7.2 Literary, artistic and industrial property – Transfer

The written agreement of assignment of copyrights and in particular the right of reproduction must be express: it cannot result, neither from the fact that the creative activity was envisaged in the order, nor from the fact that it is the object a special remuneration, nor the fact that the ownership of the copyright material support has been transferred to the customer.

Unless there is a special exclusivity agreement, we may re-use an artistic creation produced by us previously.

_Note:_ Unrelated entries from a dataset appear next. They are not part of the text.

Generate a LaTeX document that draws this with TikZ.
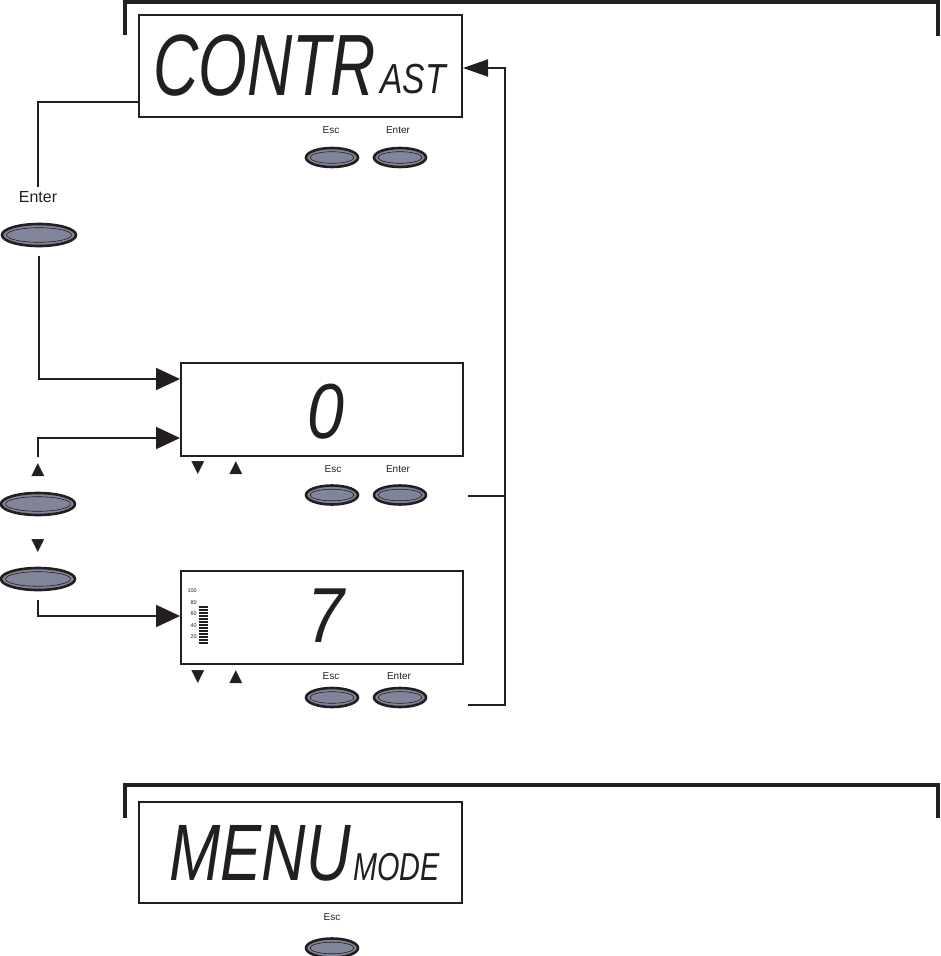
\documentclass[tikz,border=0pt]{standalone}
\usepackage{fontspec}
\setmainfont{Liberation Sans}
\newfontfamily\symfont{DejaVu Sans}
\usetikzlibrary{arrows.meta,shapes.geometric,calc}
\definecolor{ink}{RGB}{35,31,32}
\definecolor{btnfill}{RGB}{128,133,153}
\begin{document}
\begin{tikzpicture}[x=1pt,y=-1pt,
  disp/.style={draw=ink,line width=2pt,rectangle,inner sep=0pt},
  lcd/.style={inner sep=0pt,anchor=base west,font=\itshape,text=ink},
  lbl/.style={inner sep=0pt,font=\fontsize{10}{10}\selectfont,text=ink},
  bigl/.style={inner sep=0pt,font=\fontsize{16}{16}\selectfont,text=ink},
  tri/.style={inner sep=0pt,font=\symfont\fontsize{17}{17}\selectfont,text=ink},
  tiny/.style={inner sep=0pt,anchor=east,font=\fontsize{5.5}{5.5}\selectfont,text=ink},
  btn/.style={ellipse,draw=ink,line width=2.6pt,fill=btnfill,inner sep=0pt,
    minimum width=52pt,minimum height=19pt,
    path picture={\draw[ink,line width=0.6pt] (path picture bounding box.center) ellipse (22pt and 5.8pt);}},
  bigbtn/.style={ellipse,draw=ink,line width=2.6pt,fill=btnfill,inner sep=0pt,
    minimum width=74pt,minimum height=22pt,
    path picture={\draw[ink,line width=0.6pt] (path picture bounding box.center) ellipse (32.5pt and 7.3pt);}},
  conn/.style={draw=ink,line width=2pt},
  arr/.style={draw=ink,line width=2pt,-{Triangle[length=24pt,width=22pt]}},
  bracket/.style={draw=ink,line width=4pt},
  bar/.style={draw=ink,line width=1.6pt}
]
\useasboundingbox (0,0) rectangle (940,956);

% brackets
\draw[bracket] (125,35) |- (938,2) -- (938,36);
\draw[bracket] (125,818) |- (938,785) -- (938,818);

% displays
\node[disp,minimum width=323pt,minimum height=102pt] (d1) at (300.5,66) {};
\node[disp,minimum width=282pt,minimum height=93pt] (d2) at (322,409.5) {};
\node[disp,minimum width=282pt,minimum height=93pt] (d3) at (322,617.5) {};
\node[disp,minimum width=323pt,minimum height=101pt] (d4) at (300.5,852.5) {};

% LCD texts
\node[lcd] (t1) at (153,95) {\fontsize{87}{87}\selectfont\scalebox{0.72}[1]{CONTR}};
\node[lcd] (t1b) at (380,93) {\fontsize{42}{42}\selectfont\scalebox{0.8}[1]{AST}};
\node[lcd] (t2) at (307,438) {\fontsize{78}{78}\selectfont\scalebox{0.85}[1]{0}};
\node[lcd] (t3) at (307,642) {\fontsize{78}{78}\selectfont\scalebox{0.85}[1]{7}};
\node[lcd] (t4) at (169,880) {\fontsize{80}{80}\selectfont\scalebox{0.77}[1]{MENU}};
\node[lcd] (t4b) at (353,880) {\fontsize{39}{39}\selectfont\scalebox{0.74}[1]{MODE}};

% bar graph in d3
\node[tiny] (g100) at (197,591) {100};
\node[tiny] (g80) at (197,603) {80};
\node[tiny] (g60) at (197,614) {60};
\node[tiny] (g40) at (197,626) {40};
\node[tiny] (g20) at (197,637) {20};
\foreach \k in {0,...,12} {\draw[bar] (198.5,607+3*\k) -- (208,607+3*\k);}

% labels and buttons under displays
\node[lbl] (e1) at (331,130) {Esc};
\node[lbl] (n1) at (398,130) {Enter};
\node[btn] (be1) at (332,157.5) {};
\node[btn] (bn1) at (400,157.5) {};

\node[tri] (dn2) at (198,468) {▼};
\node[tri] (up2) at (236,468) {▲};
\node[lbl] (e2) at (333,469) {Esc};
\node[lbl] (n2) at (398,469) {Enter};
\node[btn] (be2) at (332,495) {};
\node[btn] (bn2) at (400,495) {};

\node[tri] (dn3) at (198,677) {▼};
\node[tri] (up3) at (236,677) {▲};
\node[lbl] (e3) at (331,676) {Esc};
\node[lbl] (n3) at (399,676) {Enter};
\node[btn] (be3) at (332,697.5) {};
\node[btn] (bn3) at (400,697.5) {};

\node[lbl] (e4) at (332,917) {Esc};
\node[btn] (be4) at (332,948) {};

% left controls
\node[bigl] (lE) at (38,197.5) {Enter};
\node[bigbtn] (bE) at (39,235) {};
\node[tri] (lUp) at (38,470) {▲};
\node[bigbtn] (bUp) at (38,504) {};
\node[tri] (lDn) at (38,546) {▼};
\node[bigbtn] (bDn) at (38,579) {};

% connectors
\draw[conn] ([yshift=-36pt]d1.west) -| ([yshift=5pt]lE.north);
\draw[arr] ([yshift=-9pt]bE.south) |- ([yshift=30.5pt]d2.west);
\draw[arr] ([yshift=6pt]lUp.north) |- ([yshift=-28.5pt]d2.west);
\draw[arr] ([yshift=-9pt]bDn.south) |- ([yshift=1.5pt]d3.west);

\coordinate (r2) at (468,496);
\coordinate (r3) at (468,705);
\coordinate (rb) at (505,705);
\draw[conn] (r2) -- (r2 -| rb);
\draw[draw=ink,line width=2pt,-{Triangle[length=25pt,width=17pt]}] (r3) -- (rb) |- ([yshift=-2pt]d1.east);
\end{tikzpicture}
\end{document}
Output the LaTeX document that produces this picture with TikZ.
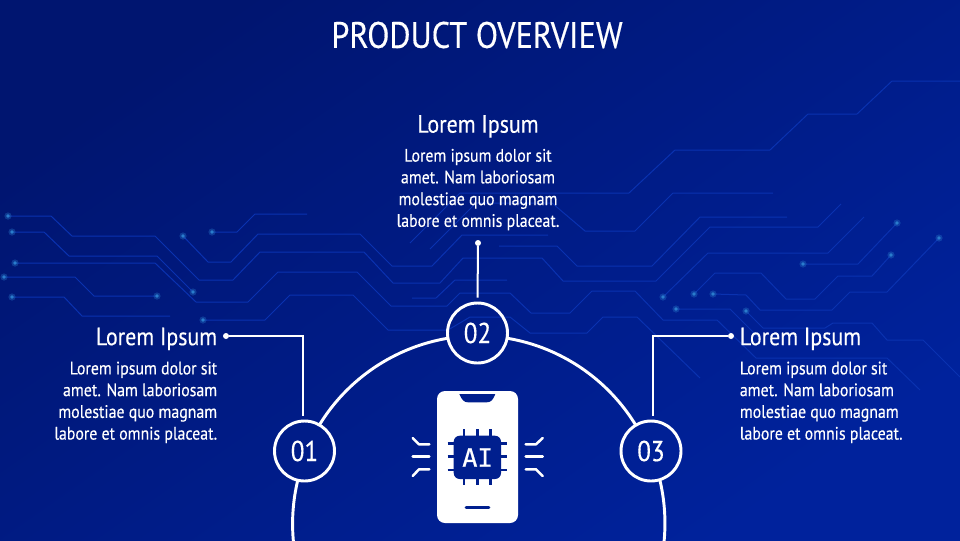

7.3 Literary, artistic and industrial property – Right of Reproduction - Infringement

Placing of an order relating to the reproduction of an object or name which is protected by the code of the intellectual property implies, on the part of the Buyer confirmation that it has the right to graphically reproduce said objet or name.

The Buyer therefore holds us harmless, as of right, against any claims involving said right of reproduction.

8. Protection of personnal data

The collection of certain personal data concerning the Purchaser is necessary to the treatment of the services and to the fulfillment of the orders, as well as to the establishment of the invoices.

These data are strictly confidential and exclusively used for the good management of the Purchaser’s account. It is reminded that the Purchaser has a right of permanent access, modification, rectification and deletion of personal data concerning him.

To exercise this right, the Purchaser may send a request by email to the following address: « » or by postal mail to the following address:

Privacy Customer - Autajon Services 36 route d'Espeluche - 26200 Montélimar – France.

This request will be processed in accordance with the applicable legal and regulatory provisions.

9. Force Majeure

All registered orders include a reserve authorizing us to suspend, without compensation, our commitments in the following cases: strikes, lockouts, fires, bad weather and other cases of force majeure occurring both at home and at our suppliers.

10. Legal Competence

In the event of a dispute, and if an amicable agreement cannot be reached; only French Law shall apply and the Lyon Commercial Court shall have sole jurisdiction.